Albertans are fed up with the status quo—and understandably so
The whole purpose of Canadian Confederation was to bind the disparate provinces into a national economic union in the face of U.S. protectionism. As my former boss Brian Lee Crowley often reminds us, the only new entity to come out of Confederation was a national government with the mandate to overcome competing provincial interests and perspectives and assert itself on behalf of the national interest. George Brown famously spoke of “throw[ing] down all barriers between the provinces—to make a citizen of one, citizen of the whole.”
This week, Mark Carney set out quite a different understanding of the confederation project. When asked about the potential for an east-west pipeline, he said that such a project would require the support of Quebec—or to put it differently, would be subject to a Quebec veto. (The same would ostensibly apply to other provinces in the case of other national projects.)
This denuded vision for the federal government is a direct challenge to Confederation itself. If Canada is just a disparate collection of provinces, each with the freedom to impede the functioning of the national economy, what’s the point of a national government? What’s the point of Confederation at all?
Think about it from the point of view of Albertans. They’ve long accepted a constitutional arrangement in which they disproportionately contribute to the federal coffers, ostensibly in exchange for the national government to stand up against provincial parochialism and for the national economy.
Yet if the federal government won’t live up to its end of the deal—if it won’t enforce its role in the national economic union—and Alberta needs to essentially buy off the other provinces to build interprovincial infrastructure, one could see how it could cause Albertans to question the Confederation bargain.
This, by the way, isn’t in conflict with a decentralized vision of Canadian federalism. We need a national government that respects provincial jurisdiction—that resists the political temptation to intrude itself in exclusive domain of the provinces—but that’s also prepared to assert itself in its own areas of exclusivity.
If Ottawa won’t defend its constitutional role in the national economy—if instead we revert to a pre-confederation system of competing provincial interests and no one who speaks for Canada—we shouldn’t be surprised when Albertans begin to doubt Canada itself.
The Hub turns four
This weekend marks the four-year anniversary of The Hub. The past year was one of great progress and change.
It started with the launch of a new website in May 2024 and culminated with the launch of The Hub’s YouTube channel—including a daily election show—as the publication year comes to an end. And of course there were a lot of exciting developments in the intervening months.
We experienced ongoing growth in The Hub’s audience across our channels.

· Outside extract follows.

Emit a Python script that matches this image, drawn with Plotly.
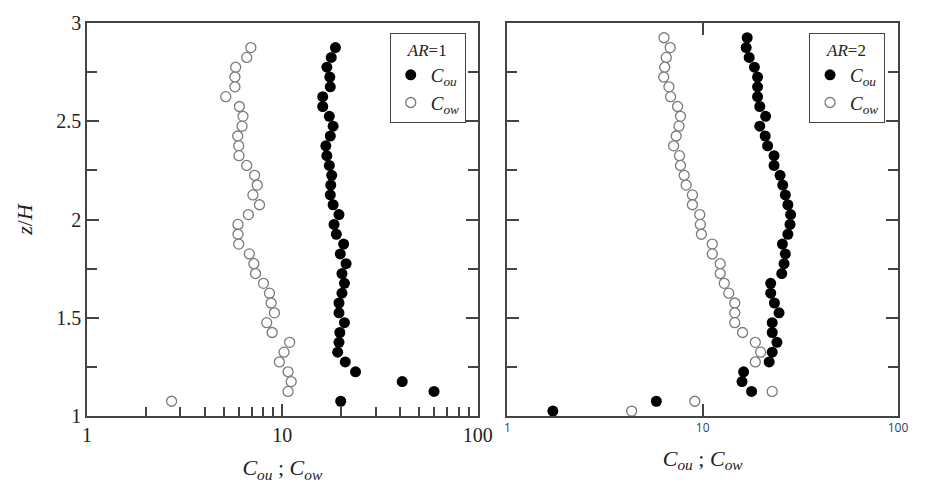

Web traffic and for instance continued to grow markedly. Page views on the website increased by 60 percent compared to the previous year.

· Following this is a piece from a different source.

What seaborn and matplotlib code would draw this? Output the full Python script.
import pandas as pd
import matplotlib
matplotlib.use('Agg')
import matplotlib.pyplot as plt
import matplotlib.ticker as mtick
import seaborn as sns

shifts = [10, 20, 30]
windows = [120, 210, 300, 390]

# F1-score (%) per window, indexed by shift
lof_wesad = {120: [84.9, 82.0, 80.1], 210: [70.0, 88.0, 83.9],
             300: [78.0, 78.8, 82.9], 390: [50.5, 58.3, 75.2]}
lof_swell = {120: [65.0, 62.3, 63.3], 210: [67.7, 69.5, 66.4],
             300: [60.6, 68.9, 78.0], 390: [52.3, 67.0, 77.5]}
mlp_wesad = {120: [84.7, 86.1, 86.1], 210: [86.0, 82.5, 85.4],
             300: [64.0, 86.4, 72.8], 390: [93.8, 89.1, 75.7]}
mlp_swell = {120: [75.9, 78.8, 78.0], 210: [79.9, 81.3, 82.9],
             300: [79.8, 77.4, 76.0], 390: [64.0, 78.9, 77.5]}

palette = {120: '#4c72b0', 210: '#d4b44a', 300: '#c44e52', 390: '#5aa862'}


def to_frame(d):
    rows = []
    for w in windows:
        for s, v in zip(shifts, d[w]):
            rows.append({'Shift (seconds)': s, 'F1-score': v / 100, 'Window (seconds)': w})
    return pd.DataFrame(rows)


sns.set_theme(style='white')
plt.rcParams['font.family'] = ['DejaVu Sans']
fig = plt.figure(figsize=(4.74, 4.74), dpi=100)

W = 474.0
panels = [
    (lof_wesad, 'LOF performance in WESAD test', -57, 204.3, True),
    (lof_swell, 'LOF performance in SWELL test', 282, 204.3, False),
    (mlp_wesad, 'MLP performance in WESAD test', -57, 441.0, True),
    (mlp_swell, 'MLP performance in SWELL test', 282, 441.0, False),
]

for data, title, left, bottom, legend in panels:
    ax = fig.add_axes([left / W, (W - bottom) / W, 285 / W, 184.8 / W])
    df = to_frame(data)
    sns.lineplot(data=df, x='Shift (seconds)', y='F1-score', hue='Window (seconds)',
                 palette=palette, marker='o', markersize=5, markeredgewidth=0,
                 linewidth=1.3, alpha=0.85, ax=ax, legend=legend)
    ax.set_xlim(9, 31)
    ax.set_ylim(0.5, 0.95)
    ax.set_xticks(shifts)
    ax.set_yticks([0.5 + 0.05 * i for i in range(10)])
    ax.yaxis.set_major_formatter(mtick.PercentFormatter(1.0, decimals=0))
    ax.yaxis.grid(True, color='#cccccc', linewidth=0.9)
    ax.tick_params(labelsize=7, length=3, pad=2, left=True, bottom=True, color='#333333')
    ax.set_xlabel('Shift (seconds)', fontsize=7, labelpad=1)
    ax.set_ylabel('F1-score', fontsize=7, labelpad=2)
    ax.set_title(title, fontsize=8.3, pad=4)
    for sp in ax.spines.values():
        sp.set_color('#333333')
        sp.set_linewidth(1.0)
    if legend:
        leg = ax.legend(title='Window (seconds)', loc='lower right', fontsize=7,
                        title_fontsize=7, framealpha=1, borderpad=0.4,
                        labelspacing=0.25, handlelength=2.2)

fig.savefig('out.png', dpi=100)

Podcasting was another major source of growth. We hit 1.6 million downloads for the year—or roughly 420,000 listening hours. The upshot: Hub Podcasts is now consistently among the top five to ten most popular in Apple’s Politics category in Canada overall and second among Canadian-based podcasts.
The Hub’s YouTube channel has also seen tremendous growth in a short period of time. In the past 30 days alone, it’s been home to 2.1 million views—or the equivalent of 434,000 listening hours.

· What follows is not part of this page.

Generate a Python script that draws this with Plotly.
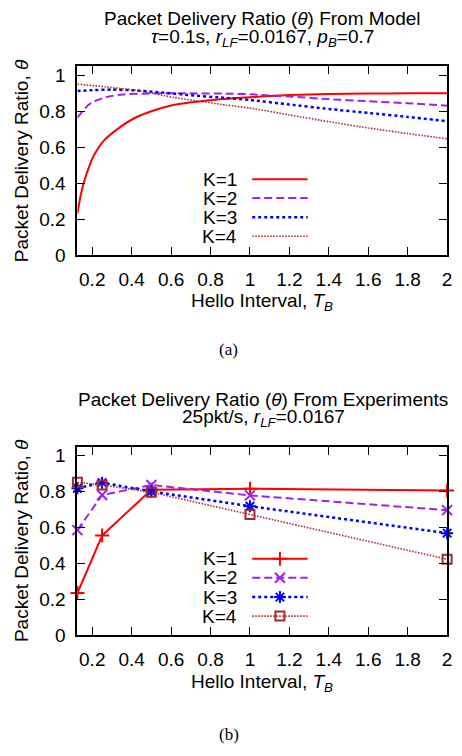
import plotly.graph_objects as go

W, H = 462, 756

# ---------------- data ----------------
series_names = ["K=1", "K=2", "K=3", "K=4"]

# Model curves
model_x_k1 = [0.125, 0.142, 0.159, 0.184, 0.209, 0.259, 0.328, 0.411, 0.5, 0.6, 0.7, 0.8, 0.9, 1.0, 1.2, 1.4, 1.6, 1.8, 2.0]
model_y_k1 = [0.23, 0.336, 0.409, 0.491, 0.555, 0.637, 0.701, 0.76, 0.80, 0.832, 0.85, 0.862, 0.871, 0.879, 0.891, 0.897, 0.899, 0.9, 0.9]

model_x_k2 = [0.125, 0.15, 0.175, 0.2, 0.25, 0.3, 0.36, 0.5, 0.7, 0.9, 1.0, 1.2, 1.4, 1.6, 1.8, 2.0]
model_y_k2 = [0.765, 0.80, 0.83, 0.85, 0.872, 0.886, 0.894, 0.9, 0.9, 0.898, 0.895, 0.882, 0.868, 0.856, 0.845, 0.831]

model_x_k3 = [0.125, 0.2, 0.3, 0.4, 0.55, 0.7, 0.87, 1.0, 1.2, 1.4, 1.6, 1.8, 2.0]
model_y_k3 = [0.913, 0.918, 0.921, 0.918, 0.905, 0.89, 0.875, 0.863, 0.838, 0.813, 0.791, 0.769, 0.745]

model_x_k4 = [0.125, 0.27, 0.44, 0.61, 0.885, 1.0, 1.2, 1.4, 1.6, 1.8, 2.0]
model_y_k4 = [0.951, 0.936, 0.914, 0.878, 0.834, 0.818, 0.78, 0.742, 0.707, 0.676, 0.647]

exp_x = [0.125, 0.25, 0.5, 1.0, 2.0]
exp_y_k1 = [0.235, 0.555, 0.81, 0.815, 0.805]
exp_y_k2 = [0.585, 0.78, 0.836, 0.778, 0.696]
exp_y_k3 = [0.818, 0.849, 0.80, 0.718, 0.568]
exp_y_k4 = [0.851, 0.836, 0.796, 0.672, 0.423]

x_ticks = [0.2, 0.4, 0.6, 0.8, 1.0, 1.2, 1.4, 1.6, 1.8, 2.0]
x_tick_labels = ["0.2", "0.4", "0.6", "0.8", "1", "1.2", "1.4", "1.6", "1.8", "2"]
y_ticks = [0, 0.2, 0.4, 0.6, 0.8, 1.0]
y_tick_labels = ["0", "0.2", "0.4", "0.6", "0.8", "1"]

# ---------------- styles ----------------
colors = ["#ff0000", "#a020f0", "#0000ff", "#a52a2a"]
dashes = ["solid", "8px,4px", "3px,3px", "1.5px,1.5px"]
widths = [2, 2, 2.5, 1.6]
symbols = ["cross-thin-open", "x-thin-open", "asterisk-open", "square-open"]
msizes = [10, 10, 10, 9]

FONT = "Liberation Sans, Arial, sans-serif"
FS = 19

def px(x):
    return x / W

def py(y):
    return 1 - y / H

fig = go.Figure()

model = [(model_x_k1, model_y_k1), (model_x_k2, model_y_k2),
         (model_x_k3, model_y_k3), (model_x_k4, model_y_k4)]
for i, (xs, ys) in enumerate(model):
    fig.add_trace(go.Scatter(x=xs, y=ys, mode="lines", xaxis="x", yaxis="y",
                             line=dict(color=colors[i], dash=dashes[i], width=widths[i],
                                       shape="spline", smoothing=0.6),
                             showlegend=False, hoverinfo="skip"))

exp = [exp_y_k1, exp_y_k2, exp_y_k3, exp_y_k4]
for i, ys in enumerate(exp):
    fig.add_trace(go.Scatter(x=exp_x, y=ys, mode="lines+markers", xaxis="x2", yaxis="y2",
                             line=dict(color=colors[i], dash=dashes[i], width=widths[i]),
                             marker=dict(symbol=symbols[i], size=msizes[i], color=colors[i],
                                         line=dict(color=colors[i], width=2)),
                             showlegend=False, hoverinfo="skip", cliponaxis=False))

# ---------------- manual legends (pixel-space overlay axis) ----------------
leg_rows_top = [181, 200.3, 219.7, 239]
leg_rows_bot = [566.7, 586, 605.7, 625]
leg_x0, leg_x1, leg_xm, leg_txt = 255, 311, 283, 242

for i in range(4):
    for rows, with_marker in ((leg_rows_top, False), (leg_rows_bot, True)):
        yy = rows[i]
        fig.add_trace(go.Scatter(x=[leg_x0, leg_x1], y=[yy, yy], mode="lines", xaxis="x3", yaxis="y3",
                                 line=dict(color=colors[i], dash=dashes[i], width=widths[i]),
                                 showlegend=False, hoverinfo="skip"))
        if with_marker:
            fig.add_trace(go.Scatter(x=[leg_xm], y=[yy], mode="markers", xaxis="x3", yaxis="y3",
                                     marker=dict(symbol=symbols[i], size=msizes[i], color=colors[i],
                                                 line=dict(color=colors[i], width=2)),
                                     showlegend=False, hoverinfo="skip"))

annotations = []
for rows in (leg_rows_top, leg_rows_bot):
    for i, name in enumerate(series_names):
        annotations.append(dict(x=px(leg_txt), y=py(rows[i]), xref="paper", yref="paper",
                                text=name, showarrow=False, xanchor="right", yanchor="middle",
                                font=dict(family=FONT, size=FS, color="black")))

def txt(x, y, t, size=FS, family=FONT, angle=0):
    annotations.append(dict(x=px(x), y=py(y), xref="paper", yref="paper", text=t,
                            showarrow=False, xanchor="center", yanchor="middle",
                            textangle=angle, font=dict(family=family, size=size, color="black")))

txt(265, 18, "Packet Delivery Ratio (<i>θ</i>) From Model")
txt(265, 38, "<i>τ</i>=0.1s, <i>r<sub>LF</sub></i>=0.0167, <i>p<sub>B</sub></i>=0.7")
txt(22, 162, "Packet Delivery Ratio, <i>θ</i>", angle=-90)
txt(265, 306, "Hello Interval, <i>T<sub>B</sub></i>")
txt(231, 354, "(a)", size=17, family="Liberation Serif, Times New Roman, serif")

txt(266, 405, "Packet Delivery Ratio (<i>θ</i>) From Experiments")
txt(266, 424, "25pkt/s, <i>r<sub>LF</sub></i>=0.0167")
txt(22, 548, "Packet Delivery Ratio, <i>θ</i>", angle=-90)
txt(265, 693, "Hello Interval, <i>T<sub>B</sub></i>")
txt(231, 745, "(b)", size=17, family="Liberation Serif, Times New Roman, serif")

def xax(domain, anchor):
    return dict(domain=domain, anchor=anchor, range=[0.125, 2.0], tickvals=x_ticks,
                ticktext=x_tick_labels, ticks="inside", ticklen=8, tickwidth=1.2, tickcolor="black",
                showline=True, linecolor="black", linewidth=2, mirror="ticks",
                showgrid=False, zeroline=False, ticklabelstandoff=6,
                tickfont=dict(family=FONT, size=FS, color="black"), fixedrange=True)

def yax(domain, anchor):
    return dict(domain=domain, anchor=anchor, range=[0, 1.05], tickvals=y_ticks,
                ticktext=y_tick_labels, ticks="inside", ticklen=8, tickwidth=1.2, tickcolor="black",
                showline=True, linecolor="black", linewidth=2, mirror="ticks",
                showgrid=False, zeroline=False, ticklabelstandoff=6,
                tickfont=dict(family=FONT, size=FS, color="black"), fixedrange=True)

xd = [px(78.3), px(452)]
fig.update_layout(
    width=W, height=H,
    margin=dict(l=0, r=0, t=0, b=0),
    paper_bgcolor="white", plot_bgcolor="rgba(0,0,0,0)",
    xaxis=xax(xd, "y"), yaxis=yax([py(258), py(66.5)], "x"),
    xaxis2=xax(xd, "y2"), yaxis2=yax([py(644.5), py(452.7)], "x2"),
    xaxis3=dict(domain=[0, 1], anchor="y3", range=[0, W], visible=False, fixedrange=True),
    yaxis3=dict(domain=[0, 1], anchor="x3", range=[H, 0], visible=False, fixedrange=True),
    annotations=annotations,
    showlegend=False,
    modebar=dict(bgcolor="rgba(0,0,0,0)", color="rgba(0,0,0,0)", activecolor="rgba(0,0,0,0)"),
)

fig.write_html("out.html", config={"displayModeBar": False},
               post_script="document.body.style.margin='0';document.body.style.overflow='hidden';")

But of course it’s not just about numbers. Our real motivation is ideas and arguments. Particularly in a moment of such turmoil and uncertainty, we’ve sought to help The Hub audience make sense of things.
Over the past twelve months, Hub Podcasts have been home to major guests like Alberta Premier Danielle Smith, former Prime Minister Stephen Harper, historian Margaret MacMillan, New York Times columnist Ross Douthat, and of course David Frum who went from a twice-monthly guest to a weekly one early in 2025.
We also launched new podcast shows like Free Press, a media criticism show hosted by The Hub’s managing editor, Harrison Lowman, and Bricker & Speer, with leading Canadian pollster Darrell Bricker, to give The Hub’s audience new and different perspectives on Canadian culture, journalism, and politics.
The year saw The Hub kick off a new event series across the country, including speaker events with David Frum and Oren Cass in Calgary, Ottawa, and Toronto, as well as pub nights in Ottawa, Vancouver, and Toronto.
One of the year’s biggest developments occurred last month when The Hub hired Theo Argitis, among Canada’s most experienced and well-respected economics journalists, as our new editor-at-large for economics and business. He’s already making a huge contribution, including the launch of his new weekly digest, The Notebook.
We were proud to make our own contribution to Canada’ public policy debates on various topics over the year, including economic and fiscal policy (including what we called “the lost decade”), Canada-U.S. relations, and the federal government’s controversial journalism subsidies—an issue where we helped to spearhead the Ottawa Declaration on Canadian Journalism which was signed by several independent outlets and leading journalists like Andrew Coyne to declare their opposition to public subsidies for the industry.
Yet as proud as we are about these various accomplishments, we know that The Hub couldn’t do it alone. There’s a reason why we often talk of the Hub community.
We’re so fortunate to have, in our judgement, the most interesting and thoughtful stable of writers of any news outlet in the country by far—including Ginny Roth, Howard Anglin, Trevor Tombe, Joanna Baron, Richard Shimooka, Alicia Planincic, Patrick Luciani, Malcolm Jolley, and of course The Hub’s in-house poet Jack Mitchell, among others.
We also have the most generous and thoughtful readers and subscribers. We’re grateful to be in a two-way conversation with them about the big issues facing the country.
As The Hub enters its fifth year in what is bound to be an extraordinary time in the world of policy and politics, we’re as motivated to grow and support our community as we were four years ago.